The story was a grab-bag of sources - a bit of Cinderella, a large portion of self-help Pygmalion, a hint of Rebecca and a splash of Indecent Proposal behind the ears. Languishing in a grotty council flat with her unemployed husband and sickly child, Angela decides to marry again. She will snare Sir Fabian Ormerod, a millionaire businessman, and secure her family's prosperity with the subsequent divorce settlement. The whole world seems to be on her side - the shopping bags she steals from the lobbies of smart hotels contain clothes that fit her like a glove; when she inveigles her way into Sir Fabian's box at the opera a passing stranger obligingly confirms her bona fides; her accent and bearing are impeccable (she weeps spontaneously in La boheme, which I think we are meant to take as a sign of natural gentility).

In fact, the story was quite shameless about arranging matters to suit itself. Sir Fabian's daughter, Honesty, is murderously jealous of the new attraction, but usefully absents herself so the affair can be consummated when Angela discovers she is pregnant by her first husband; Sir Fabian's family are beadily vigilant about her way with cutlery but enquire no further once she has shown that she can pick up the right fork; a man who has already endured a divorce from a wife who turned out to have sado- masochistic tastes, marries a woman about whom he knows virtually nothing without any attempt at investigation.
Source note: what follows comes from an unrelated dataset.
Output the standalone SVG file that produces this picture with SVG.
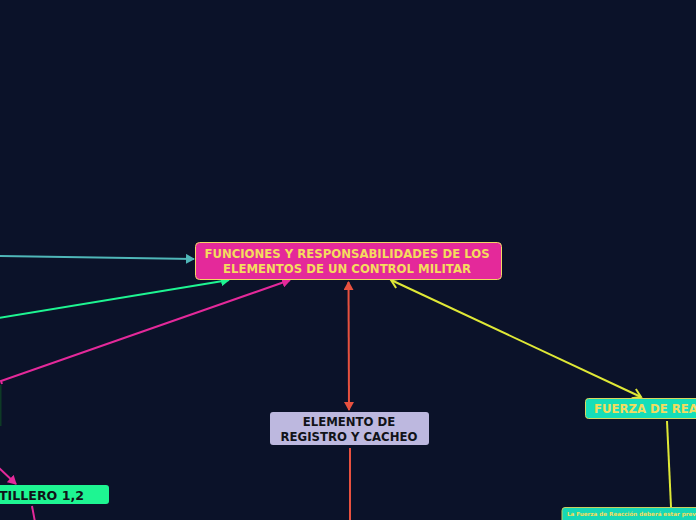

If Angela had stumbled across a pumpkin which transformed itself into a BMW Cabriolet I'm not sure that you would have noticed anything odd.

They didn't all live happily ever after - the drama having made a very late bid for emotional depth after happily splashing around in the shallows of gothic pastiche. But despite Keeley Hawes' winning performance as Angela (it wasn't hard to imagine that Sir Fabian might have wanted to fall in love with her enough to ignore the alarm bells), you couldn't really work up any genuine emotion about the characters. It would have been as pointless as fretting about whether a relationship based on shoe size could really stand the strains of a royal marriage.
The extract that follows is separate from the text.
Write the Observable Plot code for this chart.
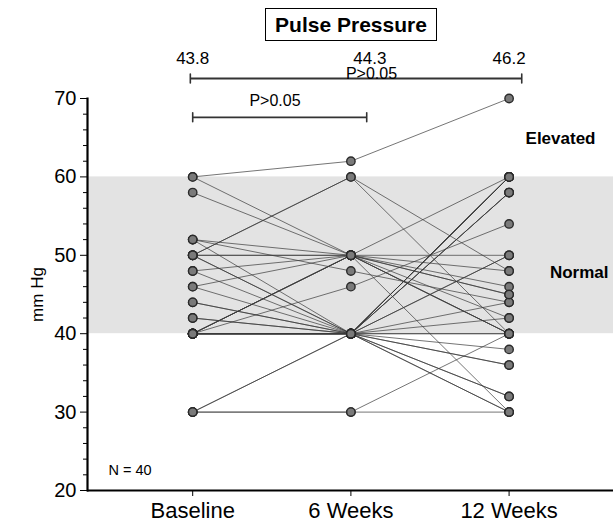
<!DOCTYPE html>
<html>
<head>
<meta charset="utf-8">
<script src="https://cdn.jsdelivr.net/npm/d3@7"></script>
<script src="https://cdn.jsdelivr.net/npm/@observablehq/plot@0.6"></script>
<style>
  body { margin: 0; background: #fff; font-family: "Liberation Sans", Arial, sans-serif; }
  #wrap { position: relative; width: 613px; height: 524px; }
  #title { position: absolute; left: 265px; top: 8px; width: 170px; height: 31px; border: 1.5px solid #000;
           font-weight: bold; font-size: 21px; text-align: center; line-height: 31px; }
  #chart { position: absolute; left: 0; top: 45px; }
</style>
</head>
<body>
<div id="wrap">
  <div id="title">Pulse Pressure</div>
  <div id="chart"></div>
</div>
<script>
const times = ["Baseline", "6 Weeks", "12 Weeks"];
const baseline = [60,60,58,52,52,50,50,50,50,50,50,48,46,44,42,40,40,40,40,40,30,30,30,40,40,40,44,42,40,40,48,46,40,40,40,52,40,30,40,40];
const week6    = [62,50,50,50,48,60,60,50,50,40,40,40,50,40,40,40,40,46,50,40,40,30,30,40,40,40,40,40,50,40,50,40,50,50,40,40,40,40,40,40];
const week12   = [70,48,45,46,44,48,40,60,50,30,36,32,30,38,42,60,58,54,40,40,60,40,30,58,60,30,50,44,42,60,40,58,45,40,50,40,36,60,32,60];
const means = ["43.8", "44.3", "46.2"];
const meanPos = [0, 1.12, 2];            // category-index positions of the mean labels
const yTicks = [20, 30, 40, 50, 60, 70];
const yMinor = d3.range(20, 71, 2).filter(v => v % 10 !== 0);
const band = [{lo: 40, hi: 60}];
// significance brackets (from / to in category-index units)
const brackets = [
  {from: -0.015, to: 2.08, y: 72.55, label: "P>0.05", lx: 1.13, ly: 73.15},
  {from: 0, to: 1.1, y: 67.6, label: "P>0.05", lx: 0.52, ly: 69.7}
];

const tidy = baseline.flatMap((b, i) => [
  {id: i, t: 0, v: b},
  {id: i, t: 1, v: week6[i]},
  {id: i, t: 2, v: week12[i]}
]);
const caps = brackets.flatMap(d => [{x: d.from, y: d.y}, {x: d.to, y: d.y}]);
const capShape = {draw(ctx, l) { ctx.moveTo(0, 0); ctx.lineTo(0, -l); }};

const font = "Liberation Sans, Arial, sans-serif";

const chart = Plot.plot({
  width: 613,
  height: 479,
  marginLeft: 87,
  marginRight: 0,
  marginTop: 53,
  marginBottom: 34,
  style: {fontFamily: font, color: "#000", background: "#fff"},
  x: {type: "linear", domain: [-0.665, 2.66], label: null},
  y: {domain: [20, 70], label: null},
  marks: [
    Plot.rectY(band, {y1: "lo", y2: "hi", fill: "#e3e3e3"}),
    Plot.line(tidy, {x: "t", y: "v", z: "id", stroke: "#3a3a3a", strokeWidth: 1, strokeOpacity: 0.7}),
    Plot.dot(tidy, {x: "t", y: "v", r: 4.2, fill: "#7a7a7a", stroke: "#2a2a2a", strokeWidth: 1.4}),
    Plot.axisY({ticks: yTicks, tickSize: 7, tickPadding: 4, fontSize: 20, label: null, tickFormat: d => d}),
    Plot.axisY({ticks: yMinor, tickSize: 4, tickFormat: () => "", label: null}),
    Plot.axisY({ticks: [], label: "mm Hg", labelAnchor: "center", labelArrow: "none", labelOffset: 57, fontSize: 17}),
    Plot.axisX({ticks: [0, 1, 2], tickFormat: i => times[i], tickSize: 6, tickPadding: 6, fontSize: 22, label: null}),
    Plot.ruleY([20], {stroke: "#000", strokeWidth: 2.2}),
    Plot.frame({anchor: "left", stroke: "#000", strokeWidth: 2.2}),
    Plot.text(means, {x: (d, i) => meanPos[i], y: () => 75.1, text: d => d, fontSize: 17}),
    Plot.link(brackets, {x1: "from", x2: "to", y1: "y", y2: "y", stroke: "#333", strokeWidth: 1.8}),
    Plot.vector(caps, {x: "x", y: "y", length: 9, anchor: "middle", shape: capShape, stroke: "#333", strokeWidth: 1.6}),
    Plot.text(brackets, {x: "lx", y: "ly", text: "label", fontSize: 16}),
    Plot.text(["Elevated"], {frameAnchor: "right", y: [64.9], text: d => d, textAnchor: "end", dx: -18, fontSize: 17, fontWeight: "bold"}),
    Plot.text(["Normal"], {frameAnchor: "right", y: [47.8], text: d => d, textAnchor: "end", dx: -5, fontSize: 17, fontWeight: "bold"}),
    Plot.text(["N = 40"], {frameAnchor: "left", y: [22.6], text: d => d, textAnchor: "start", dx: 21, fontSize: 14.5})
  ]
});
document.getElementById("chart").appendChild(chart);
</script>
</body>
</html>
There was something of Cinderella about It's Ulrika! (BBC2), too. The story is simple - a humble weathergirl meets two fairy godfathers of television comedy (Vic Reeves and Bob Mortimer) and dazzles them. You shall go to the ball, they say, and this one-off sketch show was the result. A distinctly odd one, too. Ulrika is sexy and she is funny, but she is so in something of a backstage, let-your- hair-down style. Like Angela Rippon dancing on Morecambe and Wise, the performance was good enough not to be embarrassing, but not quite remarkable enough to warrant a solo special. She did some impressions which largely consisted of costume and make-up (though her Anthea Turner did have a real sting to it) and acted in sketches which had rather touchingly been designed to show off all her talents, up to and including the ability to down a pint of lager in one. This gift has not often been thought worthy of inclusion in a comedy special - but anything can happen in a fairytale.